GIVEN TASK: Reproduce the lines from the one bearing "What TikZ code" through the one bearing "(0,0) rectangle (15,1.0);", inclusive. Copy them exactly; include no other line.

PROVIDED ENTRIES:
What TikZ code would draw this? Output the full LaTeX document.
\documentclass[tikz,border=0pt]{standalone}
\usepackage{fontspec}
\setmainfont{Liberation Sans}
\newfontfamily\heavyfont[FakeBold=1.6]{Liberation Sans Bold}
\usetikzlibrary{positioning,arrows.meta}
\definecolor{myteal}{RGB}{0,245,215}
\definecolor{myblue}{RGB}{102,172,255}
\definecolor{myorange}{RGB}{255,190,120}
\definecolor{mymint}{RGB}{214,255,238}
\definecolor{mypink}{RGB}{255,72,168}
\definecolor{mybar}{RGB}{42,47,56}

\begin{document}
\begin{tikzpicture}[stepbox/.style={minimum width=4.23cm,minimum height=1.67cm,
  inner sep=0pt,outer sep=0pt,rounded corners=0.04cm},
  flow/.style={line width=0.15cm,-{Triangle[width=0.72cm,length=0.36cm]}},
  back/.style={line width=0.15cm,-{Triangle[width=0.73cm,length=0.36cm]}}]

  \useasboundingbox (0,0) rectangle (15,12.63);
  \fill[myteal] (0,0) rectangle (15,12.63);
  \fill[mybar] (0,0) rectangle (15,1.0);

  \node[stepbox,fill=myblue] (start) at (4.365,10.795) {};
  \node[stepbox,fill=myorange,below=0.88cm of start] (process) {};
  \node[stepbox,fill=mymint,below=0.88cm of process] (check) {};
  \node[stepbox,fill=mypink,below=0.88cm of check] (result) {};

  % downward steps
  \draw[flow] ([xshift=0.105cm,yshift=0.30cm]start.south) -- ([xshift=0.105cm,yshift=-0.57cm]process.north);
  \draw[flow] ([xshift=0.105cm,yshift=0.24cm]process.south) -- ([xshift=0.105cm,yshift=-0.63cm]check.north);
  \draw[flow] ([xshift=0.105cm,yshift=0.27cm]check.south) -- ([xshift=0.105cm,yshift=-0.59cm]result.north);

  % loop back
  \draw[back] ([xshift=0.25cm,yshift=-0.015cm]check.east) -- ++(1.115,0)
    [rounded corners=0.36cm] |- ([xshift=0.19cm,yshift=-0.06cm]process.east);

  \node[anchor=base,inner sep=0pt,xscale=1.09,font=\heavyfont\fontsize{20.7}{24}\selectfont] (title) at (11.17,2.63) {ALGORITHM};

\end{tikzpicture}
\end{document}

--

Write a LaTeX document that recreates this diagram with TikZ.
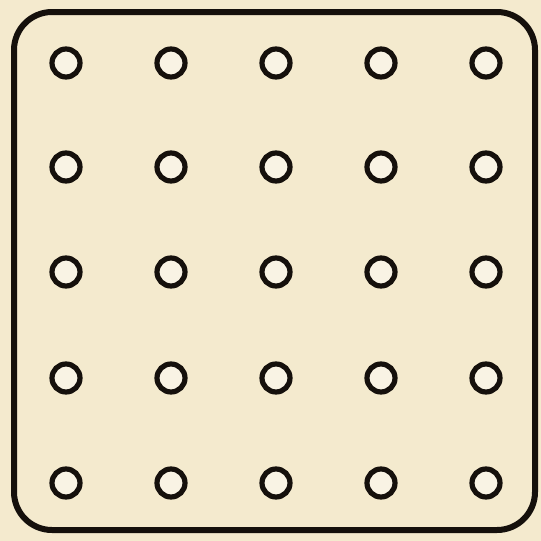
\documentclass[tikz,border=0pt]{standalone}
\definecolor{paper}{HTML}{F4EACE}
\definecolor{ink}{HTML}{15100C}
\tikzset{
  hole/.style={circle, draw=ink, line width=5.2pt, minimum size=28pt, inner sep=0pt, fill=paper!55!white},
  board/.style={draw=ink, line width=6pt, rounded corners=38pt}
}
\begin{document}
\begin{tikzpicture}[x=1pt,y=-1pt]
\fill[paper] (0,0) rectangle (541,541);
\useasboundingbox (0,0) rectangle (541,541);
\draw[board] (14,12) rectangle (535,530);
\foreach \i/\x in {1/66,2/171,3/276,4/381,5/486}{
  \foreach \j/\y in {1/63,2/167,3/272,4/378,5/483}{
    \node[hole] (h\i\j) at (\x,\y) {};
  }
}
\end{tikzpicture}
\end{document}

TASK RESPONSE:
What TikZ code would draw this? Output the full LaTeX document.
\documentclass[tikz,border=0pt]{standalone}
\usepackage{fontspec}
\setmainfont{Liberation Sans}
\newfontfamily\heavyfont[FakeBold=1.6]{Liberation Sans Bold}
\usetikzlibrary{positioning,arrows.meta}
\definecolor{myteal}{RGB}{0,245,215}
\definecolor{myblue}{RGB}{102,172,255}
\definecolor{myorange}{RGB}{255,190,120}
\definecolor{mymint}{RGB}{214,255,238}
\definecolor{mypink}{RGB}{255,72,168}
\definecolor{mybar}{RGB}{42,47,56}

\begin{document}
\begin{tikzpicture}[stepbox/.style={minimum width=4.23cm,minimum height=1.67cm,
  inner sep=0pt,outer sep=0pt,rounded corners=0.04cm},
  flow/.style={line width=0.15cm,-{Triangle[width=0.72cm,length=0.36cm]}},
  back/.style={line width=0.15cm,-{Triangle[width=0.73cm,length=0.36cm]}}]

  \useasboundingbox (0,0) rectangle (15,12.63);
  \fill[myteal] (0,0) rectangle (15,12.63);
  \fill[mybar] (0,0) rectangle (15,1.0);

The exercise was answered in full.